The Department of Justice did not immediately comment.
Different classes of vehicles must achieve certain miles-per-gallon standards, which initially were aimed at reducing the nation's oil consumption. Manufacturers of vehicles that fall below their minimum standards are penalized.
The new rule, which was set to take effect in July, would require automakers to pay $14 for every tenth of a mile (0.16 kilometers) per gallon (0.8 imperial gallons) of fuel a vehicle consumes over its minimum. Since the mid-1970s, automakers have paid $5.50 for every tenth of a mile per gallon.

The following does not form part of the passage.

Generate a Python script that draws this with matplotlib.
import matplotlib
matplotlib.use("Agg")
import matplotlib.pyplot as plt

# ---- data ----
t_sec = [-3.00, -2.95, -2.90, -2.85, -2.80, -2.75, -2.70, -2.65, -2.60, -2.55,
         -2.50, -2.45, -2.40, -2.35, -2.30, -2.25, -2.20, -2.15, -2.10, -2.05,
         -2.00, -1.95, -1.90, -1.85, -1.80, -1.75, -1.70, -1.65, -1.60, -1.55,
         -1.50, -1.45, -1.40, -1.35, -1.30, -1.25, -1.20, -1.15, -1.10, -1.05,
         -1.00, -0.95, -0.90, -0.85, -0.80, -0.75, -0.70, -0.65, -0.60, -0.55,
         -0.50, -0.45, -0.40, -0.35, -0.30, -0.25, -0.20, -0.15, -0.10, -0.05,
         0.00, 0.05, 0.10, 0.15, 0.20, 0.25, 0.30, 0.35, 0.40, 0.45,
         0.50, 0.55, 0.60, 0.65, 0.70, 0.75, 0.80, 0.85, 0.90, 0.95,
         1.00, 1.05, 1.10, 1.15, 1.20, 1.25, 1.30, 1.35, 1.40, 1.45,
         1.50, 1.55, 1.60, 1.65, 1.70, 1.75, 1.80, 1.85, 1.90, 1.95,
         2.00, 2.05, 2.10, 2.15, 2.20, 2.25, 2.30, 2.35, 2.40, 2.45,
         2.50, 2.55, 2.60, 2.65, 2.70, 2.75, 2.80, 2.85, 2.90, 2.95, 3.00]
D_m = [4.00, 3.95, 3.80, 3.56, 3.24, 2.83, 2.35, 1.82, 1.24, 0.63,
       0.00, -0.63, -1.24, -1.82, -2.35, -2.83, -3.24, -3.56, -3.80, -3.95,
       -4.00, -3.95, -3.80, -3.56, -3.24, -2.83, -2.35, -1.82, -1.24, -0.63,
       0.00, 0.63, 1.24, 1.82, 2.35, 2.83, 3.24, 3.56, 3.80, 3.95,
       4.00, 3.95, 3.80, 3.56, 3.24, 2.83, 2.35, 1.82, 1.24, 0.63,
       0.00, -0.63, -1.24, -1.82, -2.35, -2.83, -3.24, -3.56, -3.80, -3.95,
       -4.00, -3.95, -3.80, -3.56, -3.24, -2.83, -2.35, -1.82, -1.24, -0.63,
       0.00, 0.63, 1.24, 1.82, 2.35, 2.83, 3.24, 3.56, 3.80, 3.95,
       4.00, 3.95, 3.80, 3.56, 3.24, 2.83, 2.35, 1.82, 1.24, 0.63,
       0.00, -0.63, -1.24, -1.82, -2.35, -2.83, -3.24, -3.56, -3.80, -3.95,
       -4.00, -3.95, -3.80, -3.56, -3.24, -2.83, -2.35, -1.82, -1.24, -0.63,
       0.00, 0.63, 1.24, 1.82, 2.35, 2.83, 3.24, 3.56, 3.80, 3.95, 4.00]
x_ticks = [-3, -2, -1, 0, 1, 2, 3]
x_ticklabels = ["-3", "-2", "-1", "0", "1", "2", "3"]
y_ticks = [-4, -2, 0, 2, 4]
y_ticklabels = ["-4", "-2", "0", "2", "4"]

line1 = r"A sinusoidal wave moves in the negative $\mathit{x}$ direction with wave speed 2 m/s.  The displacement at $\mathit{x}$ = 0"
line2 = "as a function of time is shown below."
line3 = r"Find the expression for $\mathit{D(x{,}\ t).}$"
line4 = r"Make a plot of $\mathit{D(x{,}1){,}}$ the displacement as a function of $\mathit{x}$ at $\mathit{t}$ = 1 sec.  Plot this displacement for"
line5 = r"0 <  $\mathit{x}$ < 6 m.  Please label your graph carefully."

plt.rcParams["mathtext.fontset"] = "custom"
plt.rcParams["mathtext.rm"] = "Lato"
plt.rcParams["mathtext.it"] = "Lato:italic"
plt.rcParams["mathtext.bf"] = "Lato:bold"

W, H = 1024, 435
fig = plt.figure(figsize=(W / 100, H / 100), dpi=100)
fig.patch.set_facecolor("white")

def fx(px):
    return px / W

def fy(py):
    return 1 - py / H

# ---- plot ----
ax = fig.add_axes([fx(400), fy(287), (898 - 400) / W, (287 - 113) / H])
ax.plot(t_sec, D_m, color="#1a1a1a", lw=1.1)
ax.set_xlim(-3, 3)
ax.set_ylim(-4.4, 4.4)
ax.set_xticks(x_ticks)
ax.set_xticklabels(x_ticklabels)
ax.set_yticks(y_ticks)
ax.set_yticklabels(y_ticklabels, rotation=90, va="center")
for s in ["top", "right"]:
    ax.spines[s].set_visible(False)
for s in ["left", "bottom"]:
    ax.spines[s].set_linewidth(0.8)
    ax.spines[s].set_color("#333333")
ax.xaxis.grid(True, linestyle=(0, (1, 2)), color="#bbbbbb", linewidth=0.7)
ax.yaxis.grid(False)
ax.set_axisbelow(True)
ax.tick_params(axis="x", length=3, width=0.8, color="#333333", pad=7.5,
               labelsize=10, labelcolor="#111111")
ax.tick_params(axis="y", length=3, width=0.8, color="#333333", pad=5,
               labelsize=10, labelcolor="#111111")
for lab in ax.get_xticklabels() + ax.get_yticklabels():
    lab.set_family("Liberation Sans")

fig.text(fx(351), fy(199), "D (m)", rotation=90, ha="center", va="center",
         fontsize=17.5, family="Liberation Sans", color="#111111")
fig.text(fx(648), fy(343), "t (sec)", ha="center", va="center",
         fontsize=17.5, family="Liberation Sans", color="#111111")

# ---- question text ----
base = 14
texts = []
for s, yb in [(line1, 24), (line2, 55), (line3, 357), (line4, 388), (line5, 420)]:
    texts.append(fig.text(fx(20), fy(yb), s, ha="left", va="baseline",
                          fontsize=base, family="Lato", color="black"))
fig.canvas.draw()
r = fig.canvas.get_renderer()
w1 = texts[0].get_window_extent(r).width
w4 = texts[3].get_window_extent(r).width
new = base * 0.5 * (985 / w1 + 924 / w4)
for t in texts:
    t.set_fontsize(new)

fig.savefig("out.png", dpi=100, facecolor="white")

Automakers objected, saying it would cost them $1 billion per year. The National Highway Traffic Safety Administration delayed the rule, saying it didn't adequately consider the cost to automakers.
The states said the delay was illegal because the federal government did not give proper notice and obtain public comment. They said the delay violated Congress's 2015 directive to update penalties by August 2016 to adjust for inflation. They said inflation meant the civil penalty was now less than a quarter of its original value.

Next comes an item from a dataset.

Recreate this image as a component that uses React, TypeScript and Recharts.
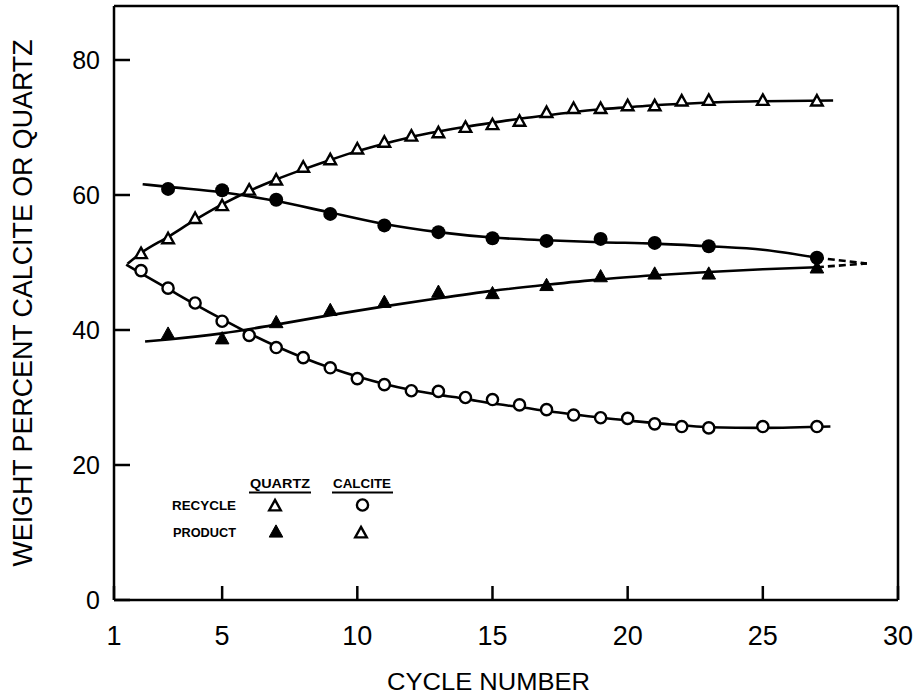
import React from 'react';
import {
  ComposedChart,
  Line,
  Scatter,
  XAxis,
  YAxis,
} from 'recharts';

// cycles at which each kind of sample was taken
const recycleCycles = [2, 3, 4, 5, 6, 7, 8, 9, 10, 11, 12, 13, 14, 15, 16, 17, 18, 19, 20, 21, 22, 23, 25, 27];
const productCycles = [3, 5, 7, 9, 11, 13, 15, 17, 19, 21, 23, 27];

// measured weight percent
const quartzRecycle = [51.3, 53.5, 56.5, 58.4, 60.7, 62.2, 64.1, 65.2, 66.8, 67.8, 68.7, 69.2, 70.0, 70.4, 70.9, 72.2, 72.8, 72.8, 73.2, 73.2, 73.9, 74.0, 74.0, 73.9];
const calciteRecycle = [48.8, 46.2, 44.0, 41.3, 39.2, 37.4, 35.9, 34.4, 32.8, 31.9, 31.0, 30.9, 30.0, 29.7, 28.9, 28.2, 27.4, 27.0, 26.9, 26.1, 25.7, 25.5, 25.7, 25.7];
const calciteProduct = [60.9, 60.7, 59.3, 57.2, 55.5, 54.5, 53.6, 53.2, 53.5, 52.9, 52.4, 50.7];
const quartzProduct = [39.4, 38.7, 41.1, 42.9, 44.1, 45.6, 45.4, 46.6, 47.9, 48.3, 48.3, 49.2];

// hand drawn fitted curves
const quartzRecycleFit: [number, number][] = [
  [1.5, 49.8], [2, 51.4], [3, 53.8], [4, 56.3], [5, 58.6], [6, 60.6], [7, 62.3], [8, 63.8],
  [9, 65.2], [10, 66.5], [11, 67.6], [12, 68.6], [13, 69.4], [14, 70.1], [15, 70.7], [16, 71.3],
  [17, 71.8], [18, 72.3], [19, 72.7], [20, 73.0], [21, 73.3], [22, 73.5], [23, 73.7], [25, 73.9], [27.6, 74.0],
];
const calciteRecycleFit: [number, number][] = [
  [1.45, 49.7], [2, 48.4], [3, 46.1], [4, 43.8], [5, 41.6], [6, 39.5], [7, 37.6], [8, 35.9],
  [9, 34.4], [10, 33.1], [11, 32.0], [12, 31.1], [13, 30.4], [14, 29.8], [15, 29.1], [16, 28.6],
  [17, 28.0], [18, 27.5], [19, 27.0], [20, 26.6], [21, 26.2], [22, 25.9], [23, 25.6], [25, 25.5], [27.5, 25.7],
];
const calciteProductFit: [number, number][] = [
  [2.06, 61.6], [3, 61.2], [5, 60.4], [7, 59.1], [9, 57.4], [11, 55.7], [13, 54.5], [15, 53.7],
  [17, 53.3], [19, 53.0], [21, 52.8], [23, 52.4], [25, 51.9], [27, 50.7],
];
const quartzProductFit: [number, number][] = [
  [2.15, 38.3], [3, 38.6], [5, 39.5], [7, 40.8], [9, 42.2], [11, 43.5], [13, 44.7], [15, 45.8],
  [17, 46.7], [19, 47.5], [21, 48.1], [23, 48.6], [25, 49.0], [27, 49.3],
];
// dashed extrapolation to the meeting point
const calciteProductExt: [number, number][] = [[27, 50.7], [28.85, 49.85]];
const quartzProductExt: [number, number][] = [[27, 49.3], [28.85, 49.85]];

const xTicks = [1, 5, 10, 15, 20, 25, 30];
const xTopTicks = [5, 10, 15, 20, 25];
const yTicks = [0, 20, 40, 60, 80];

const toPoints = (xs: number[], ys: number[]) => xs.map((x, i) => ({ x, y: ys[i] }));
const fromPairs = (pairs: [number, number][]) => pairs.map(([x, y]) => ({ x, y }));

const INK = '#000';
const FONT = '"Liberation Sans", Arial, sans-serif';

const triPoints = (cx: number, cy: number, s: number) =>
  `${cx},${cy - s * 1.05} ${cx + s},${cy + s * 0.75} ${cx - s},${cy + s * 0.75}`;

const OpenTriangle = ({ cx, cy }: any) => (
  <polygon points={triPoints(cx, cy, 5.8)} fill="#fff" stroke={INK} strokeWidth={2.4} strokeLinejoin="miter" />
);
const FilledTriangle = ({ cx, cy }: any) => (
  <polygon points={triPoints(cx, cy, 6.8)} fill={INK} stroke={INK} strokeWidth={1} />
);
const OpenCircle = ({ cx, cy }: any) => (
  <circle cx={cx} cy={cy} r={5.6} fill="#fff" stroke={INK} strokeWidth={2.4} />
);
const FilledCircle = ({ cx, cy }: any) => <circle cx={cx} cy={cy} r={7} fill={INK} />;

const fitLine = (data: { x: number; y: number }[], key: string, dashed = false) => (
  <Line
    key={key}
    data={data}
    dataKey="y"
    type="monotone"
    stroke={INK}
    strokeWidth={2.6}
    strokeDasharray={dashed ? '7 4' : undefined}
    dot={false}
    activeDot={false}
    isAnimationActive={false}
    legendType="none"
  />
);

export default function App() {
  const axisStroke = { stroke: INK, strokeWidth: 2.5 };
  return (
    <div style={{ position: 'absolute', left: 0, top: 0, width: 917, height: 697, background: '#fff' }}>
      <ComposedChart width={917} height={697} margin={{ top: 5, right: 18, bottom: 0, left: 0 }}>
        <XAxis
          dataKey="x"
          type="number"
          domain={[1, 30]}
          ticks={xTicks}
          allowDataOverflow
          height={97}
          tickSize={-14}
          tickMargin={40}
          axisLine={axisStroke}
          tickLine={axisStroke}
          tick={{ fontFamily: FONT, fontSize: 27, fill: INK }}
        />
        <XAxis
          xAxisId="top"
          orientation="top"
          dataKey="x"
          type="number"
          domain={[1, 30]}
          ticks={xTopTicks}
          allowDataOverflow
          height={1}
          tickSize={-10}
          axisLine={axisStroke}
          tickLine={axisStroke}
          tick={false}
        />
        <YAxis
          dataKey="y"
          type="number"
          domain={[0, 88]}
          ticks={yTicks}
          allowDataOverflow
          width={114}
          tickSize={-16}
          tickMargin={30}
          axisLine={axisStroke}
          tickLine={axisStroke}
          tick={{ fontFamily: FONT, fontSize: 25, fill: INK }}
        />
        <YAxis
          yAxisId="right"
          orientation="right"
          dataKey="y"
          type="number"
          domain={[0, 88]}
          ticks={[20, 40, 60, 80]}
          allowDataOverflow
          width={1}
          tickSize={-15}
          axisLine={axisStroke}
          tickLine={axisStroke}
          tick={false}
        />
        {fitLine(fromPairs(quartzRecycleFit), 'qrf')}
        {fitLine(fromPairs(calciteRecycleFit), 'crf')}
        {fitLine(fromPairs(calciteProductFit), 'cpf')}
        {fitLine(fromPairs(quartzProductFit), 'qpf')}
        {fitLine(fromPairs(calciteProductExt), 'cpe', true)}
        {fitLine(fromPairs(quartzProductExt), 'qpe', true)}
        <Scatter data={toPoints(recycleCycles, quartzRecycle)} shape={OpenTriangle} isAnimationActive={false} />
        <Scatter data={toPoints(recycleCycles, calciteRecycle)} shape={OpenCircle} isAnimationActive={false} />
        <Scatter data={toPoints(productCycles, calciteProduct)} shape={FilledCircle} isAnimationActive={false} />
        <Scatter data={toPoints(productCycles, quartzProduct)} shape={FilledTriangle} isAnimationActive={false} />
      </ComposedChart>

      {/* axis titles and the key, laid over the chart */}
      <svg
        width={917}
        height={697}
        style={{ position: 'absolute', left: 0, top: 0, pointerEvents: 'none' }}
      >
        <text
          transform="translate(31.5,303) rotate(-90)"
          textAnchor="middle"
          fontFamily={FONT}
          fontSize={28}
          fill={INK}
          textLength={527}
          lengthAdjust="spacingAndGlyphs"
        >
          WEIGHT PERCENT CALCITE OR QUARTZ
        </text>
        <text
          x={387}
          y={690}
          fontFamily={FONT}
          fontSize={24}
          fill={INK}
          textLength={203}
          lengthAdjust="spacingAndGlyphs"
        >
          CYCLE NUMBER
        </text>

        <g fontFamily={FONT} fontWeight="bold" fontSize={13} fill={INK}>
          <text x={250} y={488} textLength={60} lengthAdjust="spacingAndGlyphs">QUARTZ</text>
          <text x={333} y={488} textLength={58} lengthAdjust="spacingAndGlyphs">CALCITE</text>
          <text x={172} y={510} textLength={64} lengthAdjust="spacingAndGlyphs">RECYCLE</text>
          <text x={173} y={537} textLength={63} lengthAdjust="spacingAndGlyphs">PRODUCT</text>
        </g>
        <line x1={249} x2={311} y1={492.5} y2={492.5} stroke={INK} strokeWidth={2} />
        <line x1={332} x2={393} y1={492.5} y2={492.5} stroke={INK} strokeWidth={2} />
        <OpenTriangle cx={275} cy={506} />
        <OpenCircle cx={362.5} cy={505} />
        <FilledTriangle cx={276} cy={532} />
        <OpenTriangle cx={361} cy={533} />
      </svg>
    </div>
  );
}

In a release, New York Attorney General Eric T. Schneiderman said the ruling means the federal government no longer can delay implementation of higher penalties that will reduce carbon emissions and save consumers on average $1,650 annually in fuel costs.

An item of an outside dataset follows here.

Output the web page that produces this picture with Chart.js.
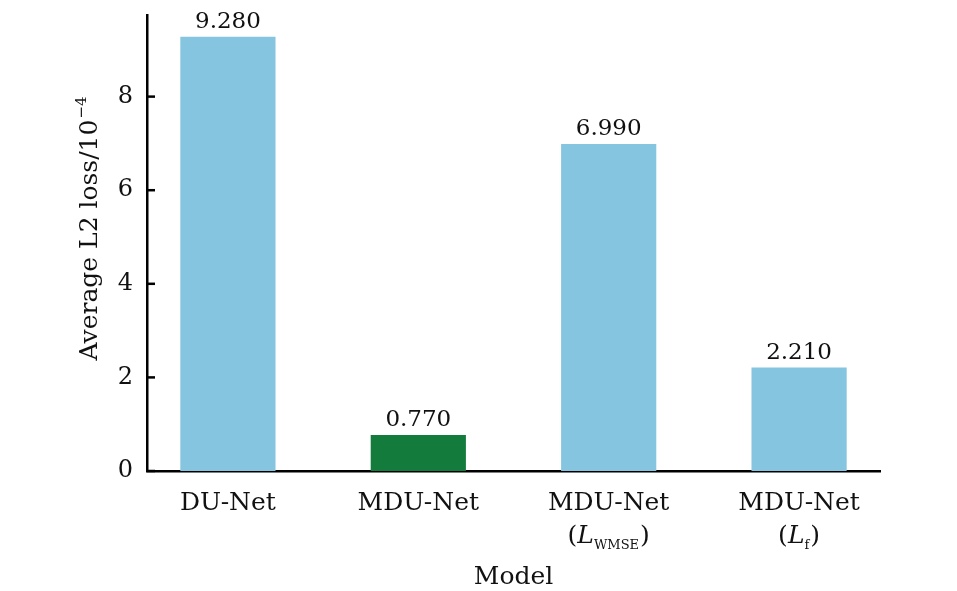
<!DOCTYPE html>
<html>
<head>
<meta charset="utf-8">
<script src="https://cdn.jsdelivr.net/npm/chart.js@4/dist/chart.umd.min.js"></script>
<style>
  html, body { margin: 0; padding: 0; background: #fff; }
  #wrap { width: 957px; height: 591px; }
</style>
</head>
<body>
<div id="wrap"><canvas id="lossChart" width="957" height="591"></canvas></div>
<script>
// data
const categories = ['DU-Net', 'MDU-Net', 'MDU-Net (L_WMSE)', 'MDU-Net (L_f)'];
// tick label parts: [main line, italic letter, subscript] (second line only when given)
const labelLines = [
  ['DU-Net', null, null],
  ['MDU-Net', null, null],
  ['MDU-Net', 'L', 'WMSE'],
  ['MDU-Net', 'L', 'f']
];
const lossValues = [9.28, 0.77, 6.99, 2.21];
const barColors = ['#86c5df', '#137b3b', '#86c5df', '#86c5df'];
const yTicks = [0, 2, 4, 6, 8];

const FONT = '"DejaVu Serif", "Liberation Serif", serif';
const FS = 25;

// text, inward ticks and axis titles
const decorPlugin = {
  id: 'decor',
  afterDraw(chart) {
    const ctx = chart.ctx;
    const xs = chart.scales.x;
    const ys = chart.scales.y;
    const area = chart.chartArea;
    ctx.save();
    ctx.fillStyle = '#111';
    ctx.strokeStyle = '#000';

    // inward y ticks
    ctx.lineWidth = 2.5;
    yTicks.forEach(v => {
      const py = ys.getPixelForValue(v);
      ctx.beginPath();
      ctx.moveTo(area.left, py);
      ctx.lineTo(area.left + 8, py);
      ctx.stroke();
    });

    // value labels
    ctx.font = '23px ' + FONT;
    ctx.textAlign = 'center';
    ctx.textBaseline = 'alphabetic';
    const meta = chart.getDatasetMeta(0);
    meta.data.forEach((bar, i) => {
      ctx.fillText(lossValues[i].toFixed(3), bar.x, bar.y - 9);
    });

    // x tick labels
    categories.forEach((c, i) => {
      const px = xs.getPixelForValue(i);
      const parts = labelLines[i];
      ctx.font = FS + 'px ' + FONT;
      ctx.textAlign = 'center';
      ctx.fillText(parts[0], px, 510);
      if (parts[1]) {
        const italic = 'italic ' + FS + 'px ' + FONT;
        const sub = '13px ' + FONT;
        ctx.font = FS + 'px ' + FONT;
        const wOpen = ctx.measureText('(').width;
        const wClose = ctx.measureText(')').width;
        ctx.font = italic;
        const wL = ctx.measureText(parts[1]).width;
        ctx.font = sub;
        const wS = ctx.measureText(parts[2]).width;
        const total = wOpen + wL + wS + wClose + 1;
        let cx = px - total / 2;
        const base = 543;
        ctx.textAlign = 'left';
        ctx.font = FS + 'px ' + FONT;
        ctx.fillText('(', cx, base); cx += wOpen;
        ctx.font = italic;
        ctx.fillText(parts[1], cx, base); cx += wL;
        ctx.font = sub;
        ctx.fillText(parts[2], cx, base + 6); cx += wS + 1;
        ctx.font = FS + 'px ' + FONT;
        ctx.fillText(')', cx, base);
      }
    });

    // axis titles
    ctx.font = FS + 'px ' + FONT;
    ctx.textAlign = 'center';
    ctx.textBaseline = 'middle';
    ctx.fillText('Model', (area.left + area.right) / 2, 577);

    const main = 'Average L2 loss/10';
    const sup = '\u22124';
    const w1 = ctx.measureText(main).width;
    ctx.font = '15px ' + FONT;
    const w2 = ctx.measureText(sup).width;
    ctx.translate(88, 229);
    ctx.rotate(-Math.PI / 2);
    ctx.textAlign = 'left';
    ctx.textBaseline = 'alphabetic';
    const x0 = -(w1 + w2) / 2;
    ctx.font = FS + 'px ' + FONT;
    ctx.fillText(main, x0, 9);
    ctx.font = '15px ' + FONT;
    ctx.fillText(sup, x0 + w1 + 1, -2);
    ctx.restore();
  }
};

new Chart(document.getElementById('lossChart'), {
  type: 'bar',
  data: {
    datasets: [{
      data: lossValues.map((v, i) => ({ x: i, y: v })),
      backgroundColor: barColors,
      borderWidth: 0,
      barPercentage: 0.5,
      categoryPercentage: 1.0
    }]
  },
  options: {
    responsive: false,
    animation: false,
    events: [],
    layout: { padding: { top: 15, right: 77, left: 0, bottom: 0 } },
    plugins: { legend: { display: false }, tooltip: { enabled: false } },
    scales: {
      x: {
        type: 'linear',
        offset: false,
        min: -0.425,
        max: 3.425,
        grid: { display: false, drawTicks: false },
        border: { display: true, color: '#000', width: 2.5 },
        ticks: { display: false },
        afterBuildTicks(scale) { scale.ticks = categories.map((c, i) => ({ value: i })); },
        afterFit(scale) { scale.height = 120; scale.paddingLeft = 0; scale.paddingRight = 0; }
      },
      y: {
        min: 0,
        max: 9.744,
        grid: { display: false, drawTicks: false },
        border: { display: true, color: '#000', width: 2.5 },
        ticks: {
          padding: 14,
          color: '#111',
          font: { family: FONT, size: 24 },
          callback: v => String(v)
        },
        afterBuildTicks(scale) { scale.ticks = yTicks.map(v => ({ value: v })); },
        afterFit(scale) { scale.width = 147; scale.paddingTop = 0; scale.paddingBottom = 0; }
      }
    }
  },
  plugins: [decorPlugin]
});
</script>
</body>
</html>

But a government attorney warned a three-judge appeals panel during oral arguments earlier this month that letting the higher penalties go forward could be a short-lived victory for the states.
"It wouldn't much matter," Justice Department attorney H. Thomas Byron III told Circuit Judge Rosemary Pooler.
Byron said the U.S. Department of Transportation has issued an order that the lower rate will remain in effect while it reconsiders the 2016 decision to raise the rate. He said he expects a decision will be made by the end of the year on the penalty rate that will be charged on 2019 models.
Pooler noted that car makers are making decisions now about the technology they will put into cars in the future.
"We're racing against the clock," Pooler said.
An attorney with Schneiderman's office, Steven Wu, said at the 2nd Circuit hearing that the penalty rate had gotten so inexpensive as a result of inflation that car makers now considered it part of the cost of doing business.
On Monday, Schneiderman, a Democrat, called the court order "a big win for New Yorkers' and all Americans' health and environment," and he blamed President Donald Trump's administration for trying to delay the inflation adjustment.
"As we've proven again and again, when the Trump administration puts special interests before public health and our environment, we'll take them to court - and we will win," Schneiderman said.